The advertisement also promises, “The hand of justice will catch you.”
This is not the first time that Qatar has sought help from residents in keeping the country in pristine shape.
Last year, authorities launched a public awareness campaign aimed at reducing littering, abandoning vehicles and spitting in public, among other bad habits.
However, the campaign’s billboards and posters – some of which depicted a cartoon silhouette of a boy peeking out from behind a table with the text “We all see you/You are not alone” – caused confusion and concern among some residents who said it made them feel like the government was spying on them.

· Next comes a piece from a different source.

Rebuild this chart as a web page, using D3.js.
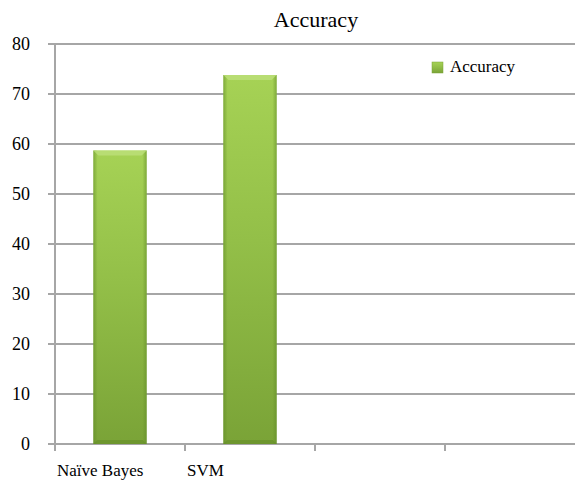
<!DOCTYPE html>
<html><head><meta charset="utf-8">
<script src="https://cdn.jsdelivr.net/npm/d3@7"></script>
<style>svg text{font-family:"Times New Roman","Liberation Serif",Times,serif !important}</style>
</head><body style="margin:0;background:#fff"><div id="c"></div>
<script>
const categories = ["Naïve Bayes", "SVM", "", " "];
const values = [58.7, 73.8, null, null];
const yTicks = [0, 10, 20, 30, 40, 50, 60, 70, 80];
const seriesName = "Accuracy";
const title = "Accuracy";

const W = 575, H = 484;
const m = {left: 55, right: 0, top: 44, bottom: 40};
const FONT = "Times New Roman";
const svg = d3.select("#c").append("svg").attr("width", W).attr("height", H).style("display", "block");

const defs = svg.append("defs");
const g1 = defs.append("linearGradient").attr("id","bg").attr("x1",0).attr("y1",0).attr("x2",0).attr("y2",1);
g1.append("stop").attr("offset","0%").attr("stop-color","#a6d255");
g1.append("stop").attr("offset","45%").attr("stop-color","#93bf48");
g1.append("stop").attr("offset","100%").attr("stop-color","#7aa337");
const g2 = defs.append("linearGradient").attr("id","sg").attr("x1",0).attr("y1",0).attr("x2",1).attr("y2",0);
g2.append("stop").attr("offset","0%").attr("stop-color","#5f8a26").attr("stop-opacity",0.55);
g2.append("stop").attr("offset","8%").attr("stop-color","#5f8a26").attr("stop-opacity",0);
g2.append("stop").attr("offset","92%").attr("stop-color","#5f8a26").attr("stop-opacity",0);
g2.append("stop").attr("offset","100%").attr("stop-color","#5f8a26").attr("stop-opacity",0.55);

const x = d3.scaleBand().domain(categories).range([m.left, W - m.right]).paddingInner(0.59).paddingOuter(0.295);
const xb = d3.scaleBand().domain(categories).range([m.left, W - m.right]);
const y = d3.scaleLinear().domain([0, 80]).range([H - m.bottom, m.top]);

svg.append("g").selectAll("line").data(yTicks).join("line")
  .attr("x1", m.left - 7).attr("x2", W).attr("y1", d => y(d)).attr("y2", d => y(d))
  .attr("stroke", "#a6a6a6").attr("stroke-width", 2);
svg.append("line").attr("x1", m.left).attr("x2", m.left).attr("y1", y(80)).attr("y2", y(0))
  .attr("stroke", "#a6a6a6").attr("stroke-width", 2);
svg.append("g").selectAll("line").data(categories).join("line")
  .attr("x1", d => xb(d)).attr("x2", d => xb(d)).attr("y1", y(0)).attr("y2", y(0) + 7)
  .attr("stroke", "#a6a6a6").attr("stroke-width", 2);

svg.append("g").selectAll("text").data(yTicks).join("text")
  .attr("x", 30).attr("y", d => y(d) + 6).attr("text-anchor", "end")
  .attr("font-family", FONT).attr("font-size", 18).text(d => d);

const data = categories.map((c, i) => ({c, v: values[i]})).filter(d => d.v != null);
const bars = svg.append("g").selectAll("g").data(data).join("g");
bars.append("rect").attr("x", d => x(d.c)).attr("y", d => y(d.v)).attr("width", x.bandwidth())
  .attr("height", d => y(0) - y(d.v)).attr("fill", "url(#bg)");
bars.append("rect").attr("x", d => x(d.c)).attr("y", d => y(d.v)).attr("width", x.bandwidth())
  .attr("height", d => y(0) - y(d.v)).attr("fill", "url(#sg)");
bars.append("path").attr("d", d => {
  const x0 = x(d.c), x1 = x0 + x.bandwidth(), t = y(d.v), b = 5;
  return `M${x0},${t}L${x1},${t}L${x1-b},${t+b}L${x0+b},${t+b}Z`;
}).attr("fill", "#bde07a").attr("opacity", 0.8);
bars.append("path").attr("d", d => {
  const x0 = x(d.c), x1 = x0 + x.bandwidth(), t = y(0), b = 4;
  return `M${x0},${t}L${x1},${t}L${x1-b},${t-b}L${x0+b},${t-b}Z`;
}).attr("fill", "#5f8a26").attr("opacity", 0.5);

svg.append("g").selectAll("text").data(categories.filter(c => c.trim() !== "")).join("text")
  .attr("x", d => xb(d) + 2).attr("y", 476).attr("font-family", FONT).attr("font-size", 17)
  .text(d => d);

svg.append("text").attr("x", 316).attr("y", 27).attr("text-anchor", "middle")
  .attr("font-family", FONT).attr("font-size", 22).text(title);

const lg = svg.append("g").attr("transform", "translate(432,62)");
lg.append("rect").attr("width", 11).attr("height", 11).attr("fill", "url(#bg)").attr("stroke", "#7aa337").attr("stroke-width", 0.5);
lg.append("text").attr("x", 18).attr("y", 10).attr("font-family", FONT).attr("font-size", 17)
  .text(seriesName);
</script></body></html>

Although Qatar is considered one of the least corrupt countries in the Middle East, the nation has been stepping up efforts to eradicate corruption from the public sector since the new Emir took power in 2013.

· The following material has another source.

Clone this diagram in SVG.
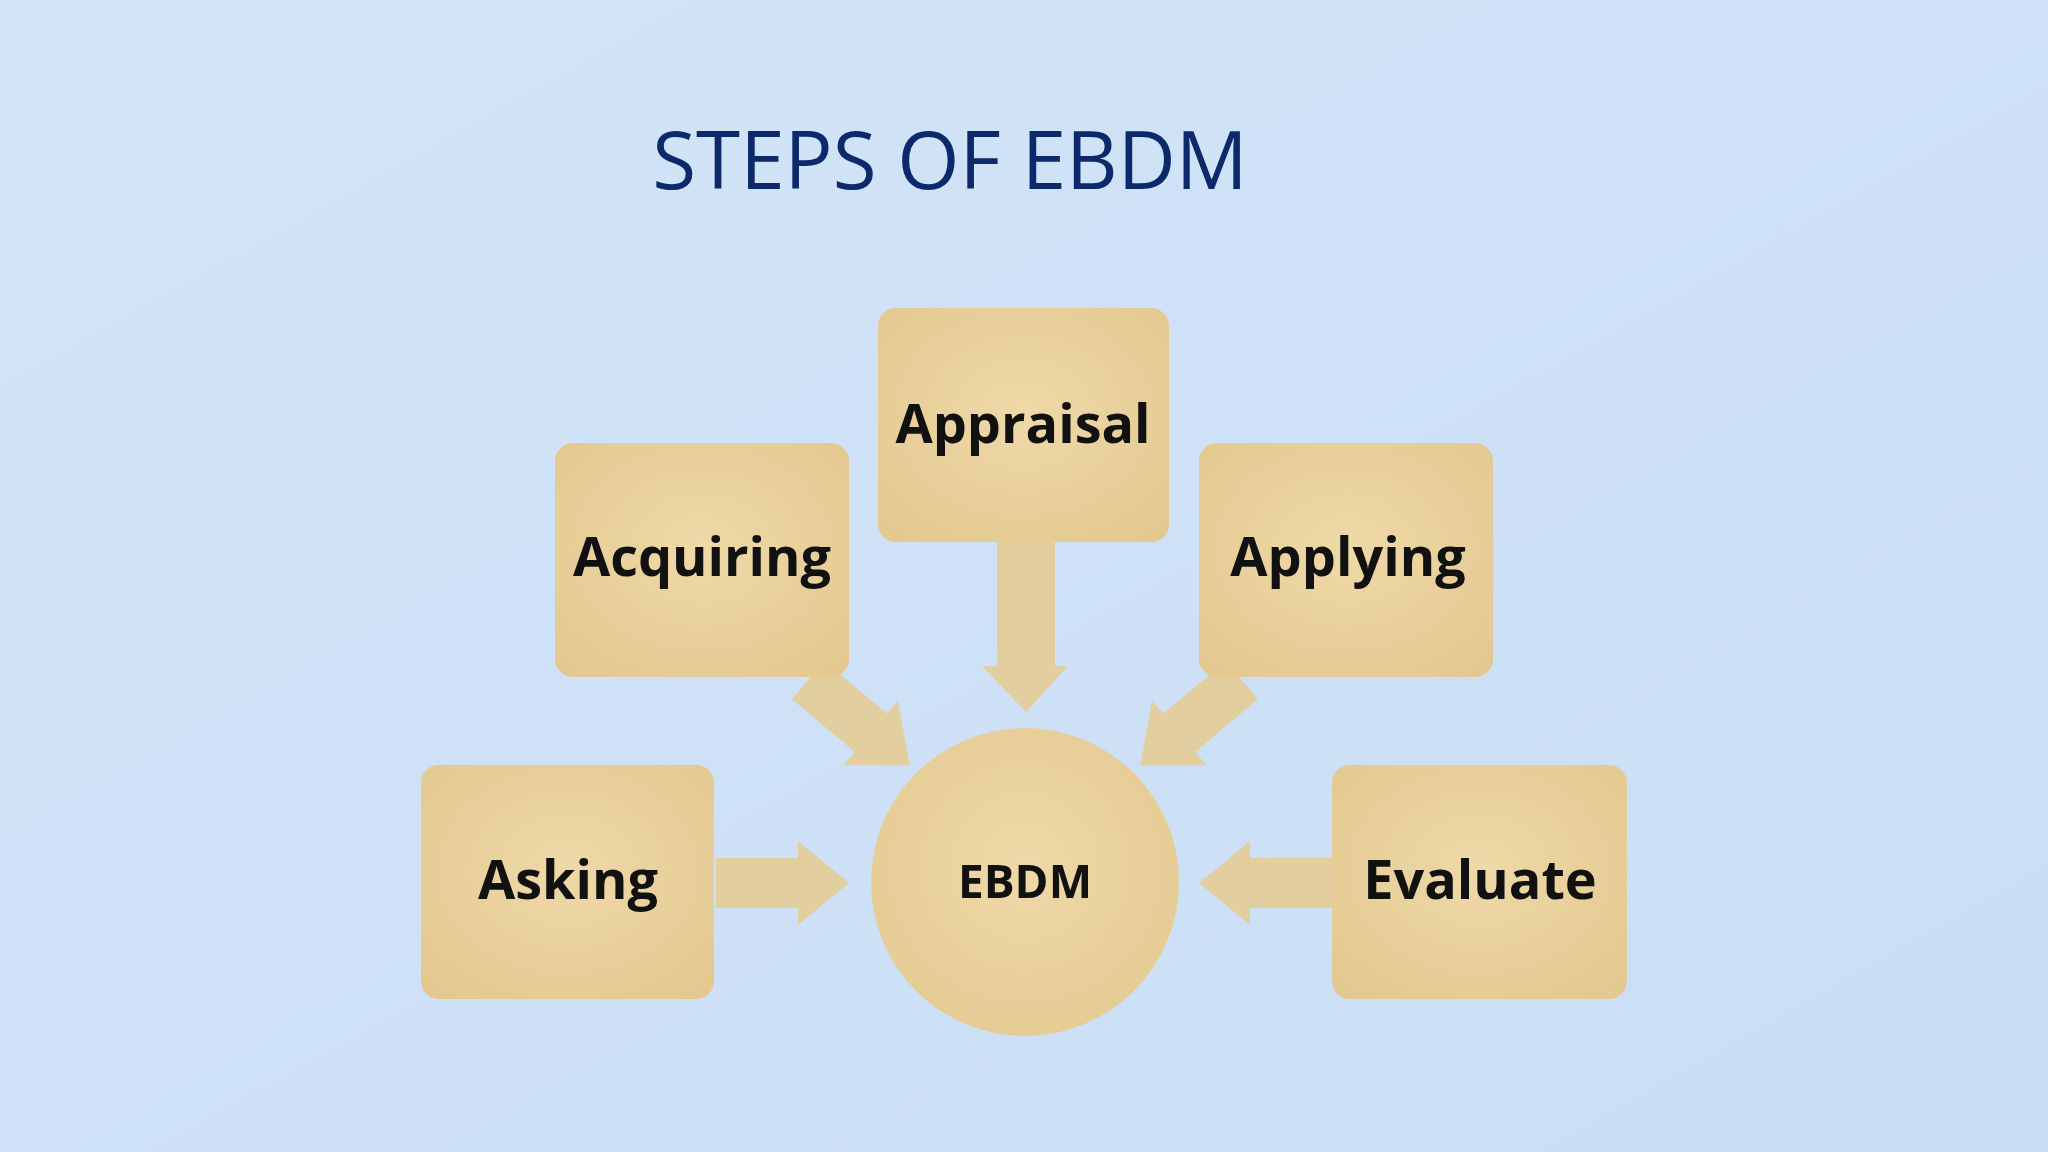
<svg xmlns="http://www.w3.org/2000/svg" width="2048" height="1152" viewBox="0 0 2048 1152">
<defs>
<style>
.box{fill:url(#tan)}
.lbl{font-family:"Open Sans","Liberation Sans",sans-serif;font-weight:bold;font-size:54px;fill:#111;text-anchor:middle}
.arr{fill:#e6cc97;opacity:0.9}
</style>
<radialGradient id="tan" cx="50%" cy="45%" r="70%">
<stop offset="0" stop-color="#efd9a8"/><stop offset="1" stop-color="#e3c88f"/>
</radialGradient>
<linearGradient id="bg" x1="0" y1="0" x2="1" y2="1">
<stop offset="0" stop-color="#d3e4f7"/><stop offset="1" stop-color="#c9def5"/>
</linearGradient>
<path id="ah" d="M0,-25 H82 V-42 L133,0 L82,42 V25 H0 Z"/>
</defs>
<rect width="2048" height="1152" fill="url(#bg)"/>
<text x="950" y="189" font-family="Open Sans, Liberation Sans, sans-serif" font-size="80" fill="#0c2a6b" text-anchor="middle">STEPS OF EBDM</text>
<g id="connectors" class="arr">
<use href="#ah" transform="translate(716,883)"/>
<use href="#ah" transform="translate(1332,883) rotate(180)"/>
<path d="M997,542 H1055 V666 H1068 L1026,712 L982,666 H997 Z"/>
<use href="#ah" transform="translate(808,680) rotate(40)"/>
<use href="#ah" transform="translate(1242,680) rotate(140)"/>
</g>
<g id="appraisal"><rect class="box" x="878" y="308" width="291" height="234" rx="18"/><text class="lbl" x="1023" y="443">Appraisal</text></g>
<g id="acquiring"><rect class="box" x="555" y="443" width="294" height="234" rx="18"/><text class="lbl" x="702" y="576">Acquiring</text></g>
<g id="applying"><rect class="box" x="1199" y="443" width="294" height="234" rx="18"/><text class="lbl" x="1348" y="576">Applying</text></g>
<g id="asking"><rect class="box" x="421" y="765" width="293" height="234" rx="18"/><text class="lbl" x="568" y="899">Asking</text></g>
<g id="evaluate"><rect class="box" x="1332" y="765" width="295" height="234" rx="18"/><text class="lbl" x="1480" y="899">Evaluate</text></g>
<g id="ebdm"><circle class="box" cx="1025" cy="882" r="154"/><text class="lbl" x="1025" y="898" style="font-size:46px">EBDM</text></g>
</svg>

In April 2014 for example, a Syrian woman was convicted of trying to bribe a Civil Defense officer in Qatar, as part of the ongoing government crackdown building safety, following the deadly 2012 Villiago Mall fire.
She remains out of jail pending her appeal verdict. If the lower court’s ruling is upheld, she faces a year in prison and deportation to her home country – as well as the forfeiture of QR10,000.
In December, Qatar moved up two spots to 26th out of 175 countries around the world in terms of perceived levels of public sector corruption, according to a 2014 index.
While it maintained its favorable status, the 2014 report stated that graft and related issues remain the biggest challenge in the Middle East:
”Political elites in the region have systematically abused their authority and operate with often startling levels of impunity. They have safeguarded their personal interests through undue influence and networks of patronage,” the report said.
Residents who wish to submit complaints can call 33531999- 33431999, or email firstname.lastname@example.org. Anonymous tips are welcome, the representative said:
“Callers aren’t required to leave a name or any personal details to protect their identity and guarantee that no penalty will be taken against them.”
When asked about what happens in the case of false complaints due to office feuds or personal grudges, the representative said that the prosecution looks through all the complaints.
But they only open official investigations if there is enough suspicion or evidence to back them, he said, adding:
”We need to be sure that the complaint is valid before starting an official investigation because this will harm government officials’ reputations and status.”